彼女とは長いつきあいで、その人の前に立つと私は透明になるらしい。軽い口に世間話を任せながら、聡明な目が私の心の海を見つめている。その水の色を、その波の高さを2つの目が追いかける。話題が途切れたところで首をかしげ、何度か軽くうなずく。それから背筋を伸ばす。

─かわいらしいのにします?

私も背筋をのばす。

─はい、瑞々しくて、柔らかな感じに。
─瑞々しくて、柔らかな感じ。わかりました。

雲が動き、金色の朝の光が店をつつむ。息を飲むように音楽が止み、吐息を吐くように再開する。

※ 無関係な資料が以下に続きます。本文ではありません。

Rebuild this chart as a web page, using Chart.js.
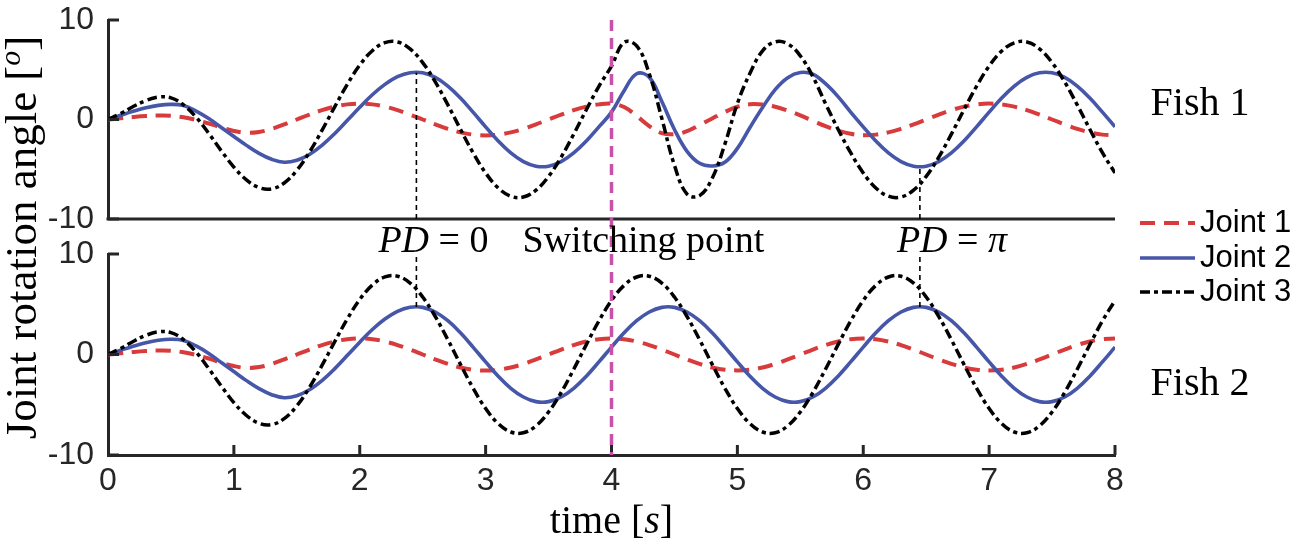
<!DOCTYPE html>
<html>
<head>
<meta charset="utf-8">
<script src="https://cdn.jsdelivr.net/npm/chart.js@4.4.1/dist/chart.umd.min.js"></script>
<style>
  html, body { margin: 0; padding: 0; background: #fff; }
  #wrap { width: 1296px; height: 550px; }
</style>
</head>
<body>
<div id="wrap"><canvas id="fishChart" width="1296" height="550"></canvas></div>
<script>
// time axis, seconds
const time = [
  0, 0.1, 0.2, 0.3, 0.4, 0.5, 0.6, 0.7, 0.8, 0.9,
  1, 1.1, 1.2, 1.3, 1.4, 1.5, 1.6, 1.7, 1.8, 1.9,
  2, 2.1, 2.2, 2.3, 2.4, 2.5, 2.6, 2.7, 2.8, 2.9,
  3, 3.1, 3.2, 3.3, 3.4, 3.5, 3.6, 3.7, 3.8, 3.9,
  4, 4.1, 4.2, 4.3, 4.4, 4.5, 4.6, 4.7, 4.8, 4.9,
  5, 5.1, 5.2, 5.3, 5.4, 5.5, 5.6, 5.7, 5.8, 5.9,
  6, 6.1, 6.2, 6.3, 6.4, 6.5, 6.6, 6.7, 6.8, 6.9,
  7, 7.1, 7.2, 7.3, 7.4, 7.5, 7.6, 7.7, 7.8, 7.9,
  8
];

// Fish 1 joint angles (deg)
const fish1Joint1 = [
  0, 0.12, 0.25, 0.35, 0.40, 0.38, 0.22, -0.05, -0.40, -0.80,
  -1.15, -1.33, -1.25, -0.94, -0.49, 0, 0.49, 0.94, 1.29, 1.52,
  1.60, 1.52, 1.29, 0.94, 0.49, 0, -0.49, -0.94, -1.29, -1.52,
  -1.60, -1.52, -1.29, -0.94, -0.49, 0, 0.49, 0.94, 1.29, 1.52,
  1.60, 1.25, 0.36, -0.66, -1.37, -1.47, -1.18, -0.55, 0.10, 0.75,
  1.28, 1.53, 1.50, 1.28, 0.90, 0.41, -0.13, -0.67, -1.12, -1.44,
  -1.59, -1.52, -1.29, -0.94, -0.49, 0, 0.49, 0.94, 1.29, 1.52,
  1.60, 1.52, 1.29, 0.94, 0.49, 0, -0.49, -0.94, -1.29, -1.52,
  -1.60
];
const fish1Joint2 = [
  0, 0.42, 0.82, 1.17, 1.42, 1.52, 1.40, 0.85, 0.10, -0.80,
  -1.70, -2.60, -3.40, -4.00, -4.30, -4.10, -3.51, -2.59, -1.43, -0.11,
  1.23, 2.49, 3.53, 4.30, 4.70, 4.69, 4.23, 3.36, 2.16, 0.74,
  -0.74, -2.16, -3.36, -4.23, -4.69, -4.69, -4.23, -3.36, -2.16, -0.74,
  0.74, 2.90, 4.60, 4.25, 1.80, -1.00, -3.20, -4.40, -4.67, -4.30,
  -2.90, -0.80, 1.20, 3.00, 4.20, 4.72, 4.55, 3.60, 2.30, 0.74,
  -0.74, -2.16, -3.36, -4.23, -4.69, -4.69, -4.23, -3.36, -2.16, -0.74,
  0.74, 2.16, 3.36, 4.23, 4.69, 4.69, 4.23, 3.36, 2.16, 0.74,
  -0.74
];
const fish1Joint3 = [
  0, 0.60, 1.30, 1.90, 2.25, 2.18, 1.47, 0.23, -1.39, -3.14,
  -4.78, -6.07, -6.84, -6.97, -6.38, -5.11, -3.29, -1.09, 1.25, 3.51,
  5.47, 6.91, 7.72, 7.79, 7.10, 5.72, 3.78, 1.47, -0.98, -3.34,
  -5.37, -6.88, -7.71, -7.79, -7.10, -5.72, -3.78, -1.47, 0.98, 3.34,
  5.37, 7.75, 7.40, 4.60, 0.10, -4.60, -7.50, -7.65, -5.90, -2.50,
  1.60, 4.64, 6.90, 7.80, 7.60, 6.40, 4.30, 1.60, -0.98, -3.34,
  -5.37, -6.88, -7.71, -7.79, -7.10, -5.72, -3.78, -1.47, 0.98, 3.34,
  5.37, 6.88, 7.71, 7.79, 7.10, 5.72, 3.78, 1.47, -0.98, -3.34,
  -5.37
];

// Fish 2 joint angles (deg)
const fish2Joint1 = [
  0, 0.12, 0.25, 0.35, 0.40, 0.38, 0.22, -0.05, -0.40, -0.80,
  -1.15, -1.33, -1.25, -0.94, -0.49, 0, 0.49, 0.94, 1.29, 1.52,
  1.60, 1.52, 1.29, 0.94, 0.49, 0, -0.49, -0.94, -1.29, -1.52,
  -1.60, -1.52, -1.29, -0.94, -0.49, 0, 0.49, 0.94, 1.29, 1.52,
  1.60, 1.52, 1.29, 0.94, 0.49, 0, -0.49, -0.94, -1.29, -1.52,
  -1.58, -1.52, -1.29, -0.94, -0.49, 0, 0.49, 0.94, 1.29, 1.52,
  1.58, 1.52, 1.29, 0.94, 0.49, 0, -0.49, -0.94, -1.29, -1.52,
  -1.58, -1.52, -1.29, -0.94, -0.49, 0, 0.49, 0.94, 1.29, 1.52,
  1.58
];
const fish2Joint2 = [
  0, 0.42, 0.82, 1.17, 1.42, 1.52, 1.40, 0.85, 0.10, -0.80,
  -1.70, -2.60, -3.40, -4.00, -4.30, -4.10, -3.51, -2.59, -1.43, -0.11,
  1.23, 2.49, 3.53, 4.30, 4.70, 4.69, 4.23, 3.36, 2.16, 0.74,
  -0.74, -2.16, -3.36, -4.23, -4.69, -4.69, -4.23, -3.36, -2.16, -0.74,
  0.74, 2.16, 3.36, 4.23, 4.69, 4.69, 4.23, 3.36, 2.16, 0.74,
  -0.74, -2.16, -3.36, -4.23, -4.69, -4.69, -4.23, -3.36, -2.16, -0.74,
  0.74, 2.16, 3.36, 4.23, 4.69, 4.69, 4.23, 3.36, 2.16, 0.74,
  -0.74, -2.16, -3.36, -4.23, -4.69, -4.69, -4.23, -3.36, -2.16, -0.74,
  0.74
];
const fish2Joint3 = [
  0, 0.60, 1.30, 1.90, 2.25, 2.18, 1.47, 0.23, -1.39, -3.14,
  -4.78, -6.07, -6.84, -6.97, -6.38, -5.11, -3.29, -1.09, 1.25, 3.51,
  5.47, 6.91, 7.72, 7.79, 7.10, 5.72, 3.78, 1.47, -0.98, -3.34,
  -5.37, -6.88, -7.71, -7.79, -7.10, -5.72, -3.78, -1.47, 0.98, 3.34,
  5.37, 6.88, 7.71, 7.79, 7.10, 5.72, 3.78, 1.47, -0.98, -3.34,
  -5.37, -6.88, -7.71, -7.79, -7.10, -5.72, -3.78, -1.47, 0.98, 3.34,
  5.37, 6.88, 7.71, 7.79, 7.10, 5.72, 3.78, 1.47, -0.98, -3.34,
  -5.37, -6.88, -7.71, -7.79, -7.10, -5.72, -3.78, -1.47, 0.98, 3.34,
  5.37
];

const jointLabels = ['Joint 1', 'Joint 2', 'Joint 3'];
const fishLabels = ['Fish 1', 'Fish 2'];
const xTicks = [0, 1, 2, 3, 4, 5, 6, 7, 8];
const yTicks = [-10, 0, 10];
const switchTime = 4;
const pdTimes = [2.45, 6.45];

const SERIF = '"Liberation Serif", "DejaVu Serif", serif';
const SANS = '"Liberation Sans", Arial, sans-serif';
const AXIS = '#262626';
const jointStyles = [
  {color: '#d83b3b', width: 4, dash: [15, 9]},
  {color: '#4656a8', width: 3.6, dash: []},
  {color: '#000000', width: 3.5, dash: [10, 4, 4, 4]}
];

function series(values) {
  return time.map((t, i) => ({x: t, y: values[i]}));
}

function valueAt(values, t) {
  for (let i = 1; i < time.length; i++) {
    if (time[i] >= t) {
      const f = (t - time[i - 1]) / (time[i] - time[i - 1]);
      return values[i - 1] + f * (values[i] - values[i - 1]);
    }
  }
  return values[values.length - 1];
}

// draw a run of text pieces with different fonts
function drawParts(ctx, parts, x, y, align) {
  let total = 0;
  parts.forEach(p => {
    ctx.font = p.font;
    p.w = ctx.measureText(p.text).width;
    total += p.w;
  });
  let cx = align === 'center' ? x - total / 2 : x;
  ctx.textAlign = 'left';
  ctx.textBaseline = 'alphabetic';
  parts.forEach(p => {
    ctx.font = p.font;
    ctx.fillText(p.text, cx, y + (p.dy || 0));
    cx += p.w;
  });
}

const fishData = [
  [fish1Joint1, fish1Joint2, fish1Joint3],
  [fish2Joint1, fish2Joint2, fish2Joint3]
];
const datasets = [];
fishData.forEach((joints, f) => {
  joints.forEach((values, j) => {
    datasets.push({
      label: fishLabels[f] + ' ' + jointLabels[j],
      data: series(values),
      yAxisID: f === 0 ? 'yTop' : 'yBot',
      borderColor: jointStyles[j].color,
      borderWidth: jointStyles[j].width,
      borderDash: jointStyles[j].dash,
      pointRadius: 0,
      fill: false,
      tension: 0.4,
      order: 3 - j
    });
  });
});

const extras = {
  id: 'extras',
  afterDatasetsDraw(chart) {
    const {ctx, chartArea, scales} = chart;
    const x = scales.x, yTop = scales.yTop, yBot = scales.yBot;
    ctx.save();

    // bottom line of the upper axes
    ctx.strokeStyle = AXIS;
    ctx.lineWidth = 3;
    ctx.beginPath();
    ctx.moveTo(chartArea.left - 1.5, yTop.getPixelForValue(-10));
    ctx.lineTo(chartArea.right, yTop.getPixelForValue(-10));
    ctx.stroke();

    // inward ticks
    xTicks.slice(1).forEach(t => {
      const px = x.getPixelForValue(t);
      ctx.beginPath();
      ctx.moveTo(px, chartArea.bottom);
      ctx.lineTo(px, chartArea.bottom - 10);
      ctx.stroke();
    });
    [yTop, yBot].forEach(s => {
      yTicks.forEach(v => {
        const py = s.getPixelForValue(v);
        ctx.beginPath();
        ctx.moveTo(chartArea.left, py);
        ctx.lineTo(chartArea.left + 11, py);
        ctx.stroke();
      });
    });

    // phase difference markers
    ctx.strokeStyle = '#000';
    ctx.lineWidth = 1.6;
    ctx.setLineDash([5, 4]);
    pdTimes.forEach(t => {
      const px = x.getPixelForValue(t);
      ctx.beginPath();
      ctx.moveTo(px, yTop.getPixelForValue(-10));
      ctx.lineTo(px, yTop.getPixelForValue(valueAt(fish1Joint2, t)));
      ctx.stroke();
      ctx.beginPath();
      ctx.moveTo(px, yTop.getPixelForValue(-10) + 38);
      ctx.lineTo(px, yBot.getPixelForValue(valueAt(fish2Joint2, t)));
      ctx.stroke();
    });

    // switching point
    const sx = x.getPixelForValue(switchTime);
    ctx.strokeStyle = '#c752a8';
    ctx.lineWidth = 3.5;
    ctx.setLineDash([11, 7]);
    ctx.beginPath();
    ctx.moveTo(sx, chartArea.top);
    ctx.lineTo(sx, chartArea.bottom);
    ctx.stroke();
    ctx.setLineDash([]);

    // texts between the two axes
    ctx.fillStyle = '#000';
    const base = yTop.getPixelForValue(-10) + 33;
    drawParts(ctx, [
      {text: 'PD', font: 'italic 38px ' + SERIF},
      {text: ' = 0', font: '38px ' + SERIF}
    ], x.getPixelForValue(pdTimes[0]) - 38, base, 'left');
    drawParts(ctx, [{text: 'Switching point', font: '38px ' + SERIF}],
      sx - 89, base, 'left');
    drawParts(ctx, [
      {text: 'PD', font: 'italic 38px ' + SERIF},
      {text: ' = ', font: '38px ' + SERIF},
      {text: '\u03c0', font: 'italic 38px ' + SERIF}
    ], x.getPixelForValue(pdTimes[1]) - 23, base, 'left');

    // fish labels
    const fx = chartArea.right + 85;
    drawParts(ctx, [{text: fishLabels[0], font: '40px ' + SERIF}], fx, yTop.getPixelForValue(0) - 5, 'center');
    drawParts(ctx, [{text: fishLabels[1], font: '40px ' + SERIF}], fx, yBot.getPixelForValue(-4), 'center');

    // legend
    const legendY = [223, 258, 292];
    jointLabels.forEach((name, j) => {
      const st = jointStyles[j];
      ctx.strokeStyle = st.color;
      ctx.lineWidth = st.width;
      ctx.setLineDash(st.dash);
      ctx.beginPath();
      ctx.moveTo(chartArea.right + 25, legendY[j]);
      ctx.lineTo(chartArea.right + 80, legendY[j]);
      ctx.stroke();
      ctx.setLineDash([]);
      ctx.fillStyle = '#000';
      ctx.font = '31px ' + SANS;
      ctx.textAlign = 'left';
      ctx.textBaseline = 'middle';
      ctx.fillText(name, chartArea.right + 85, legendY[j]);
    });

    // axis titles
    ctx.fillStyle = '#000';
    drawParts(ctx, [
      {text: 'time [', font: '40px ' + SERIF},
      {text: 's', font: 'italic 40px ' + SERIF},
      {text: ']', font: '40px ' + SERIF}
    ], (chartArea.left + chartArea.right) / 2, 533, 'center');

    ctx.translate(36, (chartArea.top + chartArea.bottom) / 2);
    ctx.rotate(-Math.PI / 2);
    drawParts(ctx, [
      {text: 'Joint rotation angle [', font: '45px ' + SERIF},
      {text: 'o', font: 'italic 30px ' + SERIF, dy: -16},
      {text: ']', font: '45px ' + SERIF}
    ], 0, 0, 'center');

    ctx.restore();
  }
};

function yScale(weight) {
  return {
    type: 'linear',
    position: 'left',
    stack: 'fish',
    stackWeight: weight,
    min: -10,
    max: 10,
    grid: {display: false, drawTicks: false},
    border: {display: true, color: AXIS, width: 3},
    ticks: {stepSize: 10, padding: 14, color: AXIS, font: {family: SANS, size: 32}},
    afterFit(scale) {
      scale.width = 108;
      scale.paddingTop = 0;
      scale.paddingBottom = 0;
    }
  };
}

new Chart(document.getElementById('fishChart'), {
  type: 'line',
  data: {datasets: datasets},
  options: {
    responsive: false,
    animation: false,
    layout: {padding: {left: 0, right: 181, top: 20, bottom: 0}},
    plugins: {legend: {display: false}, tooltip: {enabled: false}},
    scales: {
      x: {
        type: 'linear',
        min: 0,
        max: 8,
        grid: {display: false, drawTicks: false},
        border: {display: true, color: AXIS, width: 3},
        ticks: {stepSize: 1, padding: 7, color: AXIS, font: {family: SANS, size: 32}},
        afterFit(scale) {
          scale.height = 95;
          scale.paddingLeft = 0;
          scale.paddingRight = 0;
        }
      },
      yBot: yScale(201),
      yGap: {type: 'linear', position: 'left', stack: 'fish', stackWeight: 35, display: false, min: 0, max: 1},
      yTop: yScale(199)
    }
  },
  plugins: [extras]
});
</script>
</body>
</html>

─ Billie Eilish ? 'Ocean Eyes' ですね?
─そう。

─You really know how to make me cry
When you give me those ocean eyes

─私がどうしたら泣くのか知っているくせに
それはあなたの海みたいな瞳が私を捉えるとき

(Billie Eilish - 'Ocean Eyes' )

私たちは並んで花を選ぶ。絵具を含ませた絵筆をにぎり、呼吸を合わせてキャンバスに色を載せていくように。

彼女が花のむこうに消える。
花の園にひとり残された私は、命ある花たちが水を吸い上げるさまを見守る。光を浴びて煌めくさまを見つめる。それから、その花々が大切に運ばれ、その人の家に届けられるさまを想像する。そこまでだ。
突如、世界のすべての線が曖昧になる。

支払いを済ませ、頭を下げる。彼女が軽くうなずく。それから深くうなずく。

空気が冷たい。花屋を後にし、ふたたび歩きはじめる。
涙を流せる場所を探すが、見つからない。乾ききった、燃えるように熱い一対の瞳を見ひらき、私にむかって吹いてくる風をまばたきもせず両目に受けとめながら、銀杏の葉の降りしきる金色の初冬の街を、小刻みに震えながら歩く。

 ─最大の不幸に見舞われるとき、瞳は乾いたままだ。